Section 6. Duties of the Executive Director. The Executive Director of the Society shall be the Society’s chief administrative officer, and for the purposes of managing the corporation day-to-day, be considered the Corporate Secretary. The executive director is responsible to the Executive Committee, and shall confer regularly with the Society’s members on all matters of Society policy, and on major matters of the Society’s operations. The Executive Director shall be appointed by the Board of Directors, which shall have full power to fix the Executive Director’s salary and term of service.

ARTICLE VIII — COMMITTEES
Section 1. Standing and Special Committees. The Board of Directors shall determine the need for all Directors, and by appropriate resolution will set forth their duties and responsibilities.

ARTICLE IX — AMENDMENTS TO BYLAWS
Section 1. How Amended. These bylaws may be amended by a two-thirds vote of those present at any regular or Special Meeting, provided notice of the proposed change shall have been mailed by the Secretary or other authorized representative to each member at least two (2) weeks prior to such meeting (announcement in a regular publication of the Society shall satisfy this requirement). All proposed amendments shall first receive the approval of the Board of Directors.

AMENDMENTS TO THE BYLAWS OF SND
The original name upon incorporation in 1979 was “The Society of Newspaper Designers.”

The name was changed to “The Society of Newspaper Design” in September 1981.

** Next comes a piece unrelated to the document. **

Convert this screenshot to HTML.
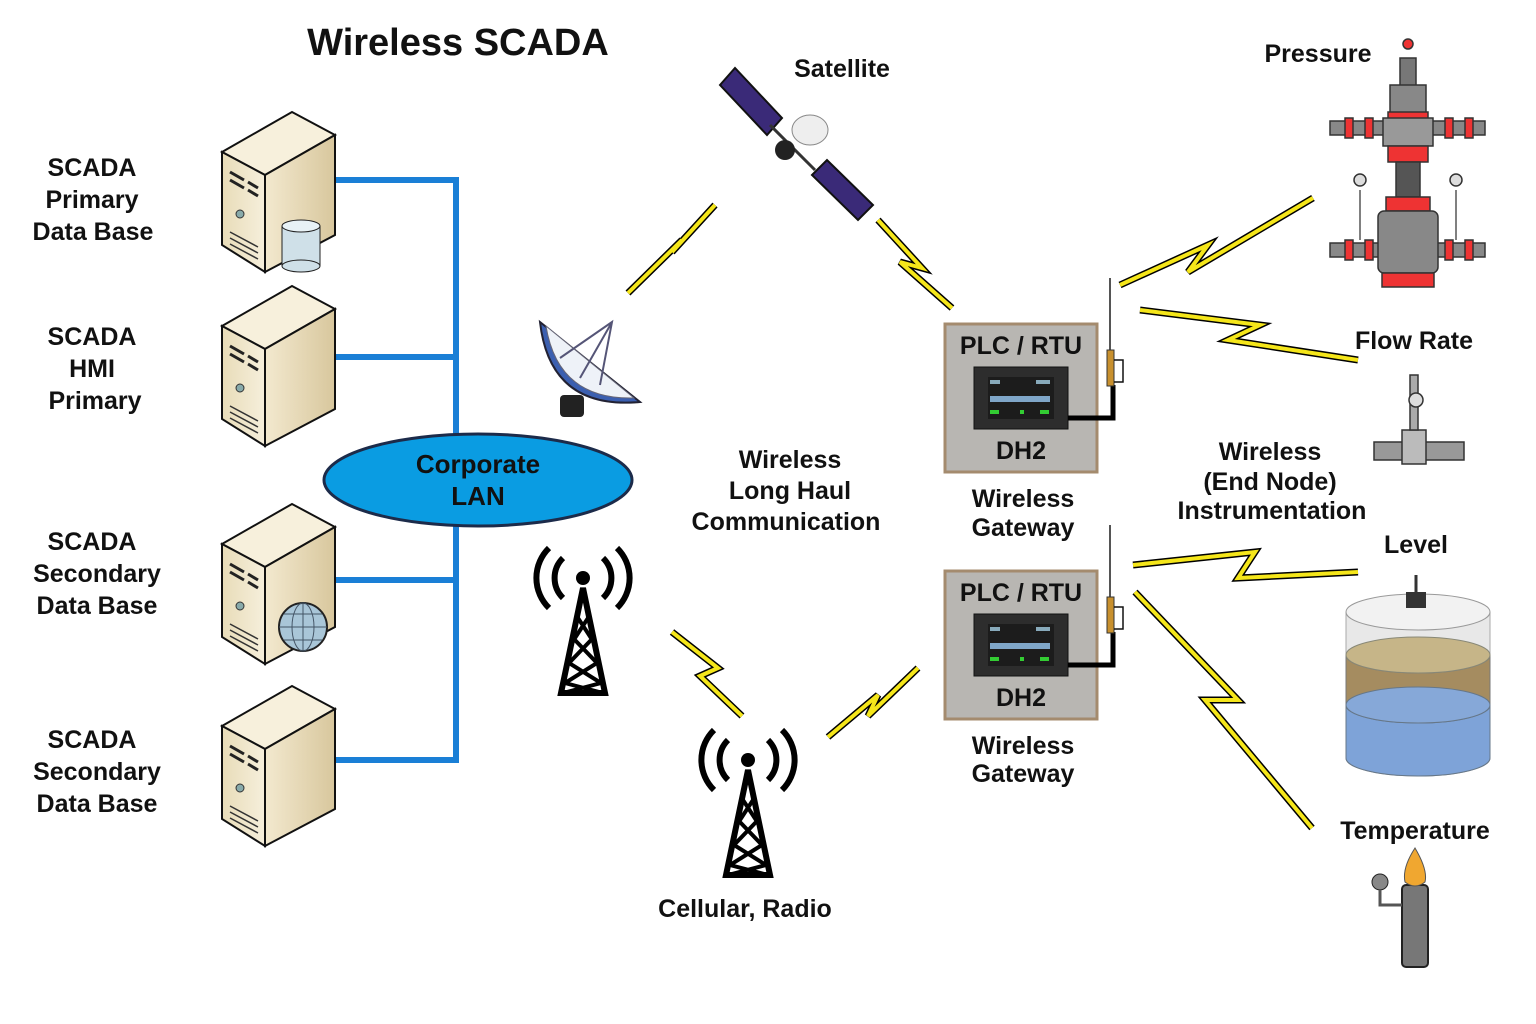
<!DOCTYPE html>
<html><head><meta charset="utf-8"><style>
html,body{margin:0;padding:0;background:#fff;}
svg{display:block;}
text{font-family:"Liberation Sans",sans-serif;font-weight:bold;fill:#111;}
</style></head><body>
<svg width="1536" height="1024" viewBox="0 0 1536 1024" xmlns="http://www.w3.org/2000/svg">
<defs>
<linearGradient id="sf" x1="0" x2="1"><stop offset="0" stop-color="#f3e9cf"/><stop offset="1" stop-color="#d8c79d"/></linearGradient>
<linearGradient id="sl" x1="0" x2="1"><stop offset="0" stop-color="#e8dcb8"/><stop offset="1" stop-color="#f6efdc"/></linearGradient>
<g id="srv">
<polygon points="222,152 292,112 335,135 265,175" fill="#f7f0dc" stroke="#111" stroke-width="2"/>
<polygon points="222,152 265,175 265,272 222,245" fill="url(#sl)" stroke="#111" stroke-width="2"/>
<polygon points="265,175 335,135 335,235 265,272" fill="url(#sf)" stroke="#111" stroke-width="2"/>
<path d="M230,172 l14,8 M230,180 l14,8 M248,182 l10,6 M248,190 l10,6" stroke="#222" stroke-width="3"/>
<circle cx="240" cy="214" r="4" fill="#8aa" stroke="#333"/>
<path d="M230,232 l28,15 M230,238 l28,15 M230,244 l28,15" stroke="#333" stroke-width="1.5"/>
</g>
<g id="plc">
<rect x="945" y="324" width="152" height="148" fill="#b8b6b2" stroke="#a48b6e" stroke-width="3"/>
<rect x="974" y="367" width="94" height="62" fill="#2d2d2d" stroke="#111"/>
<rect x="988" y="377" width="66" height="42" fill="#1c1c1c"/>
<rect x="990" y="396" width="60" height="6" fill="#7fa6c8"/>
<rect x="990" y="380" width="10" height="4" fill="#8ab"/><rect x="1036" y="380" width="14" height="4" fill="#8ab"/>
<rect x="990" y="410" width="9" height="4" fill="#3c3"/><rect x="1020" y="410" width="4" height="4" fill="#3c3"/><rect x="1040" y="410" width="9" height="4" fill="#3c3"/>
<text x="1021" y="354" font-size="25" text-anchor="middle">PLC / RTU</text>
<text x="1021" y="459" font-size="25" text-anchor="middle">DH2</text>
<path d="M1068,418 H1113 V385" stroke="#000" stroke-width="5" fill="none"/>
<line x1="1110" y1="278" x2="1110" y2="350" stroke="#555" stroke-width="2"/>
<rect x="1107" y="350" width="7" height="36" fill="#c8902e" stroke="#333"/>
<path d="M1114,360 h9 v22 h-9" stroke="#111" fill="none" stroke-width="1.5"/>
</g>
<g id="tower">
<polygon points="0,-5 -22,100 22,100" fill="none" stroke="#000" stroke-width="6"/>
<path d="M-10,45 L14,70 L-18,90 L20,100 M10,45 L-14,70 L18,90 L-20,100 M-5,25 L8,45 M5,25 L-8,45" stroke="#000" stroke-width="4" fill="none"/>
<circle cx="0" cy="-15" r="7" fill="#000"/>
<path d="M-20,-35 a28,28 0 0 0 0,40 M20,-35 a28,28 0 0 1 0,40 M-34,-45 a42,42 0 0 0 0,60 M34,-45 a42,42 0 0 1 0,60" stroke="#000" stroke-width="6" fill="none"/>
</g>
</defs>

<text x="458" y="55" font-size="38" text-anchor="middle">Wireless SCADA</text>

<path d="M335,180 H456 V760 H335 M335,357 H456 M335,580 H456" stroke="#1a7fd6" stroke-width="6" fill="none"/>
<use href="#srv"/>
<use href="#srv" transform="translate(0,174)"/>
<use href="#srv" transform="translate(0,392)"/>
<use href="#srv" transform="translate(0,574)"/>
<rect x="282" y="226" width="38" height="40" fill="#cfe0e8" stroke="#222"/>
<ellipse cx="301" cy="266" rx="19" ry="6" fill="#cfe0e8" stroke="#222"/>
<ellipse cx="301" cy="226" rx="19" ry="6" fill="#e8f2f6" stroke="#222"/>
<circle cx="303" cy="627" r="24" fill="#a9c6d8" stroke="#222" stroke-width="2"/>
<path d="M279,627 h48 M303,603 v48 M284,614 h38 M284,640 h38" stroke="#456" fill="none"/>
<ellipse cx="303" cy="627" rx="11" ry="24" fill="none" stroke="#456"/>

<ellipse cx="478" cy="480" rx="154" ry="46" fill="#0a9ce2" stroke="#1c2b4a" stroke-width="3"/>
<text x="478" y="473" font-size="26" text-anchor="middle">Corporate</text>
<text x="478" y="505" font-size="26" text-anchor="middle">LAN</text>

<g font-size="25" text-anchor="middle">
<text x="92" y="176">SCADA</text><text x="92" y="208">Primary</text><text x="93" y="240">Data Base</text>
<text x="92" y="345">SCADA</text><text x="92" y="377">HMI</text><text x="95" y="409">Primary</text>
<text x="92" y="550">SCADA</text><text x="97" y="582">Secondary</text><text x="97" y="614">Data Base</text>
<text x="92" y="748">SCADA</text><text x="97" y="780">Secondary</text><text x="97" y="812">Data Base</text>
<text x="790" y="468">Wireless</text><text x="790" y="499">Long Haul</text><text x="786" y="530">Communication</text>
<text x="842" y="77">Satellite</text>
<text x="745" y="917">Cellular, Radio</text>
<text x="1023" y="507">Wireless</text><text x="1023" y="536">Gateway</text>
<text x="1023" y="754">Wireless</text><text x="1023" y="782">Gateway</text>
<text x="1270" y="460">Wireless</text><text x="1270" y="490">(End Node)</text><text x="1272" y="519">Instrumentation</text>
<text x="1318" y="62">Pressure</text>
<text x="1414" y="349">Flow Rate</text>
<text x="1416" y="553">Level</text>
<text x="1415" y="839">Temperature</text>
</g>

<!-- satellite -->
<polygon points="720,85 735,68 782,118 767,135" fill="#3a2a78" stroke="#111" stroke-width="2"/>
<polygon points="812,175 827,160 873,205 858,220" fill="#3a2a78" stroke="#111" stroke-width="2"/>
<line x1="770" y1="125" x2="815" y2="170" stroke="#333" stroke-width="3"/>
<ellipse cx="810" cy="130" rx="18" ry="15" fill="#eee" stroke="#888"/>
<circle cx="785" cy="150" r="10" fill="#222"/>

<!-- dish -->
<path d="M540,322 Q550,410 640,402 Z" fill="#3b5fb0" stroke="#223" stroke-width="2"/>
<path d="M546,326 Q558,400 634,398 Z" fill="#eef2f8" stroke="#667"/>
<path d="M560,358 L612,322 L600,385 M612,322 L580,378" stroke="#557" stroke-width="2" fill="none"/>
<rect x="560" y="395" width="24" height="22" rx="4" fill="#222"/>

<use href="#tower" transform="translate(583,593)"/>
<use href="#tower" transform="translate(748,775)"/>

<use href="#plc"/>
<use href="#plc" transform="translate(0,247)"/>

<g fill="none" stroke-linejoin="miter">
<g stroke="#000" stroke-width="7">
<path d="M628,293 L682,240 L672,252 L715,205"/>
<path d="M878,220 L922,268 L900,262 L952,308"/>
<path d="M1120,285 L1208,245 L1188,272 L1313,198"/>
<path d="M1140,310 L1260,325 L1228,340 L1358,360"/>
<path d="M1133,565 L1255,552 L1238,578 L1358,572"/>
<path d="M1135,592 L1238,700 L1205,700 L1312,828"/>
<path d="M672,632 L718,668 L700,676 L742,716"/>
<path d="M828,737 L878,695 L868,716 L918,668"/>
</g>
<g stroke="#f5e61a" stroke-width="4">
<path d="M628,293 L682,240 L672,252 L715,205"/>
<path d="M878,220 L922,268 L900,262 L952,308"/>
<path d="M1120,285 L1208,245 L1188,272 L1313,198"/>
<path d="M1140,310 L1260,325 L1228,340 L1358,360"/>
<path d="M1133,565 L1255,552 L1238,578 L1358,572"/>
<path d="M1135,592 L1238,700 L1205,700 L1312,828"/>
<path d="M672,632 L718,668 L700,676 L742,716"/>
<path d="M828,737 L878,695 L868,716 L918,668"/>
</g>
</g>

<!-- pressure wellhead -->
<g stroke="#333" stroke-width="1.5">
<rect x="1330" y="121" width="155" height="14" fill="#888"/>
<rect x="1330" y="243" width="155" height="14" fill="#888"/>
<rect x="1345" y="118" width="8" height="20" fill="#e33"/><rect x="1365" y="118" width="8" height="20" fill="#e33"/>
<rect x="1445" y="118" width="8" height="20" fill="#e33"/><rect x="1465" y="118" width="8" height="20" fill="#e33"/>
<rect x="1345" y="240" width="8" height="20" fill="#e33"/><rect x="1365" y="240" width="8" height="20" fill="#e33"/>
<rect x="1445" y="240" width="8" height="20" fill="#e33"/><rect x="1465" y="240" width="8" height="20" fill="#e33"/>
<rect x="1400" y="58" width="16" height="30" fill="#777"/>
<rect x="1390" y="85" width="36" height="35" fill="#888"/>
<rect x="1388" y="112" width="40" height="8" fill="#e33"/>
<rect x="1383" y="118" width="50" height="28" fill="#999"/>
<rect x="1388" y="146" width="40" height="16" fill="#e33"/>
<rect x="1396" y="162" width="24" height="35" fill="#555"/>
<rect x="1386" y="197" width="44" height="14" fill="#e33"/>
<rect x="1378" y="211" width="60" height="62" rx="6" fill="#888"/>
<rect x="1382" y="273" width="52" height="14" fill="#e33"/>
<circle cx="1408" cy="44" r="5" fill="#e33"/>
<line x1="1360" y1="190" x2="1360" y2="240" stroke="#555"/><circle cx="1360" cy="180" r="6" fill="#ddd"/>
<line x1="1456" y1="190" x2="1456" y2="240" stroke="#555"/><circle cx="1456" cy="180" r="6" fill="#ddd"/>
</g>
<g stroke="#333" stroke-width="1.5">
<rect x="1374" y="442" width="90" height="18" fill="#999"/>
<rect x="1402" y="430" width="24" height="34" fill="#bbb"/>
<rect x="1410" y="375" width="8" height="55" fill="#aaa"/>
<circle cx="1416" cy="400" r="7" fill="#ddd"/>
</g>
<path d="M1346,612 V758 A72,18 0 0 0 1490,758 V612" fill="#e8e8e8" stroke="#aaa"/>
<path d="M1346,655 V705 A72,18 0 0 0 1490,705 V655 A72,18 0 0 1 1346,655 Z" fill="#a58c60" stroke="#777"/>
<path d="M1346,705 V758 A72,18 0 0 0 1490,758 V705 A72,18 0 0 1 1346,705 Z" fill="#7ea3d8" stroke="#678"/>
<ellipse cx="1418" cy="655" rx="72" ry="18" fill="#c6b588" stroke="#887"/>
<ellipse cx="1418" cy="705" rx="72" ry="18" fill="#86a8d8" stroke="#678"/>
<ellipse cx="1418" cy="612" rx="72" ry="18" fill="#f2f2f2" stroke="#999"/>
<rect x="1406" y="592" width="20" height="16" fill="#333"/>
<line x1="1416" y1="575" x2="1416" y2="592" stroke="#333" stroke-width="3"/>
<rect x="1402" y="885" width="26" height="82" rx="4" fill="#777" stroke="#222" stroke-width="2"/>
<path d="M1415,848 Q1428,870 1425,882 Q1415,890 1405,882 Q1402,868 1415,848Z" fill="#f0a730" stroke="#555"/>
<circle cx="1380" cy="882" r="8" fill="#888" stroke="#222"/>
<path d="M1380,890 V905 H1402" stroke="#555" stroke-width="3" fill="none"/>
</svg>
</body></html>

1. The bylaws were adopted in October 1984.
2. The name change to the “Society for News Design” was approved by the membership in October 1997, in San Diego.
3. The insertion of the word “international” in Article II was approved by the membership in September 1998, in Philadelphia.
4. The rewrite of the bylaws to expand the board to include committee chairs as “Program Directors;” allow the board to expand the number of regions; and language to clean up gender references, was approved by the membership in Minneapolis, September 2000.
5. The bylaws were amended again in November 2002, in Savannah, Ga., and accepted by the membership, to “shorten” the officer ladder to three officers and to add three representatives from other journalism organizations to the Executive Committee.
6. The bylaws were amended in September 2010, in Denver, Colo., at a Special Meeting of the Membership, to clarify language in Article V, Section 1, to clarify how elections shall be conducted in the absence of an Immediate Past President; and to add to Article V Sections 3 and 4, establishing the process for officer nominations and formalizing the officer ladder.
7. The bylaws were amended in November 2013, in Louisville, Ken., to count as present at board meetings those attendees participating electronically.
8. The bylaws were amended in April 2015, in Washington, D.C., to remove the stipulation that ballots remain open and election results announced up to the time of the annual business meeting. Article V was changed to allow for election results to be announced electronically.
9. Article VI, Section 3 of the bylaws were amended in April 2015, in Washington, D.C., to provide for three (3) year terms instead of two (2) for Regional Directors.